Holding — Mahoney, J.
- The U.S. Court of Appeals for the Second Circuit upheld the district court's decision to dismiss Stern's amended complaint for failure to meet the fraud pleading standards under Rule 9(b).
- However, the court reversed the imposition of Rule 11 sanctions against Stern, finding that the amended complaint, although insufficient, was not filed in bad faith or without a reasonable belief that it complied with legal standards.
Rule
- Allegations of fraud must be pleaded with particularity under Rule 9(b), requiring a detailed factual basis rather than speculation or reliance on information and belief.
Reasoning
- The U.S. Court of Appeals for the Second Circuit reasoned that Stern's amended complaint failed to meet the specificity requirements of Rule 9(b), which demands detailed allegations when claiming fraud.
- The court noted that the complaint relied heavily on information and belief without providing a factual basis for its claims, thus not giving fair notice to the defendants or protecting their reputations.
- The court pointed out that the allegations were largely speculative, lacking concrete evidence to support the claim that Leucadia never intended to merge with GATX.
- Additionally, the court acknowledged that some of Stern's allegations contradicted his claims of fraud.
- On the issue of sanctions, the court determined that Stern's attempt to amend the complaint was a legitimate effort to address the court's concerns and was not frivolous or made in bad faith.
- The court emphasized that sanctions should not deter creative legal arguments or efforts to comply with procedural requirements, especially when the plaintiff was explicitly given leave to amend.
Deep Dive: How the Court Reached Its Decision
Rule 9(b) Pleading Standard
The court focused on the requirements of Rule 9(b) of the Federal Rules of Civil Procedure, which mandates that allegations of fraud must be stated with particularity. This means that a complaint must provide specific details about the alleged fraudulent acts, including the "who, what, when, where, and how" of the misconduct. The court noted that Stern's complaint primarily relied on information and belief without offering a concrete factual basis, which is generally insufficient under Rule 9(b). The court emphasized that this rule aims to provide defendants with fair notice of the claims against them, protect their reputations from unfounded accusations, and reduce the incidence of frivolous lawsuits. Stern's failure to provide detailed factual allegations about Leucadia's alleged intent and actions led the court to conclude that the complaint did not satisfy the pleading requirements, ultimately justifying the dismissal.

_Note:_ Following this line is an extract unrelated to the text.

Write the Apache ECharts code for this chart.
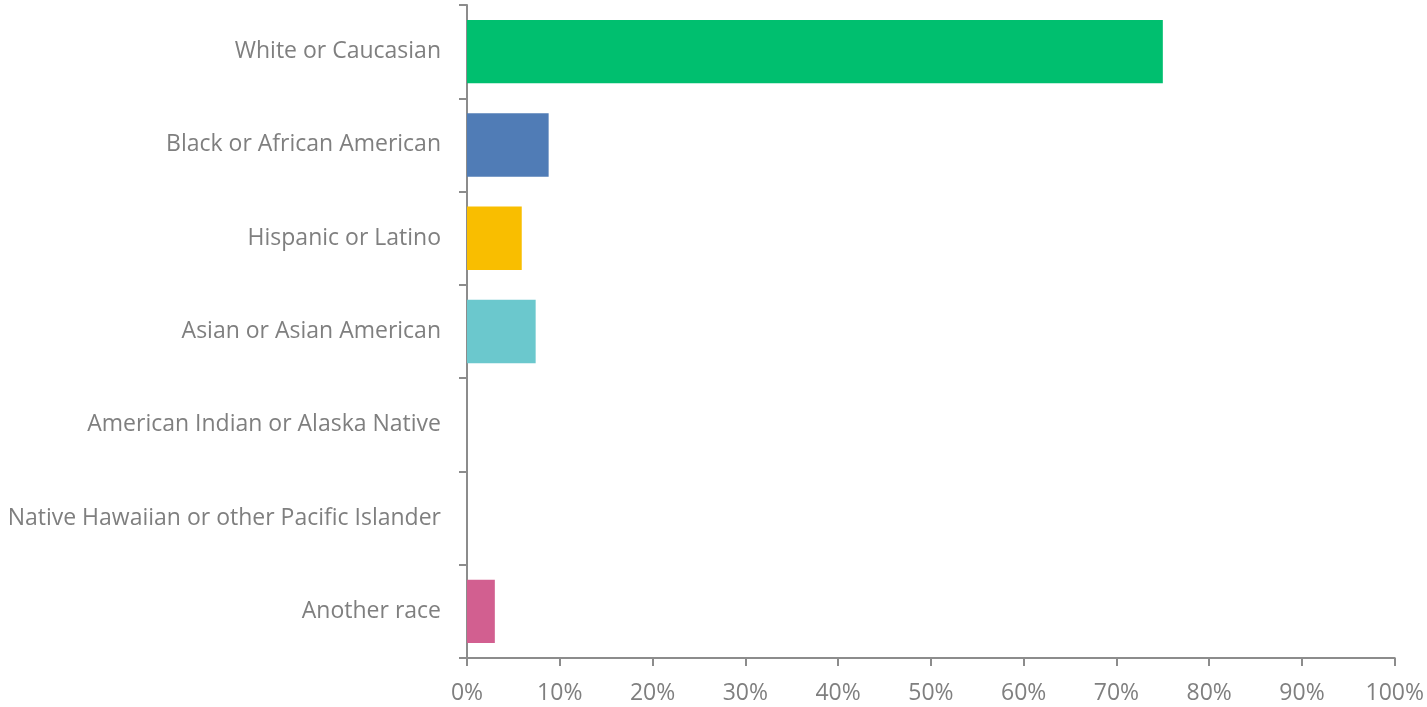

Speculation and Contradictions
The court observed that Stern's allegations were largely speculative and lacked the necessary factual foundation to support claims of fraudulent intent. The complaint suggested that Leucadia had no intention of merging with GATX, yet it did not provide specific facts to substantiate this claim. Instead, Stern relied on press speculation and historical instances of Leucadia's business practices, which the court found to be insufficient for pleading fraud. Additionally, the court noted that some of Stern's claims were inconsistent with other parts of the complaint. For example, while Stern alleged that Leucadia never intended to merge, the filings mentioned in the complaint showed that Leucadia had made conditional merger proposals and had engaged financial advisors, actions that undercut the assertion of fraudulent intent. These contradictions further weakened Stern's case by casting doubt on the credibility of his fraud allegations.
Reasoning on Sanctions
Regarding the imposition of sanctions, the court reasoned that Stern's attempt to amend his complaint was a legitimate effort to address the deficiencies identified by the district court. The court highlighted that sanctions under Rule 11 are appropriate only when a claim is utterly without merit or made for an improper purpose. Here, Stern was granted leave to amend, indicating that the court recognized a potential, albeit slim, opportunity to cure the complaint's defects. The court found no evidence that Stern acted in bad faith or that his actions were frivolous. Instead, his amendments reflected an attempt to meet the court's earlier concerns, which, although ultimately unsuccessful, did not warrant punitive measures. The court stressed that sanctions should not deter creative legal advocacy, especially when a plaintiff is actively trying to comply with procedural rules.
Legal Precedent and Creativity
The court was mindful of the balance between enforcing procedural rules and encouraging legal creativity. It recognized that Rule 11 should not inhibit lawyers from pursuing innovative arguments or making good faith attempts to extend or modify existing law. The court reiterated that sanctions are intended for situations where it is evident that a claim has no chance of success under current legal standards. In Stern's case, his efforts to amend the complaint were not seen as clearly abusive or wholly lacking in legal grounding. The court's decision to reverse the sanctions highlighted its commitment to fostering an environment where attorneys can challenge and potentially reshape the law while still adhering to procedural standards.
Conclusion
The U.S. Court of Appeals for the Second Circuit's decision in Stern v. Leucadia Nat. Corp. reflected a careful application of the rules governing fraud allegations and sanctions. While affirming the dismissal of the complaint under Rule 9(b) due to a lack of specificity, the court reversed the sanctions imposed by the district court, emphasizing the importance of allowing reasonable attempts to amend deficient pleadings. The decision underscored the necessity of balancing strict procedural adherence with the encouragement of legitimate legal advocacy and creativity. This case serves as a reminder that while claims must be well-grounded and specific, the procedural system should not stifle genuine efforts to address and rectify identified shortcomings in pleadings.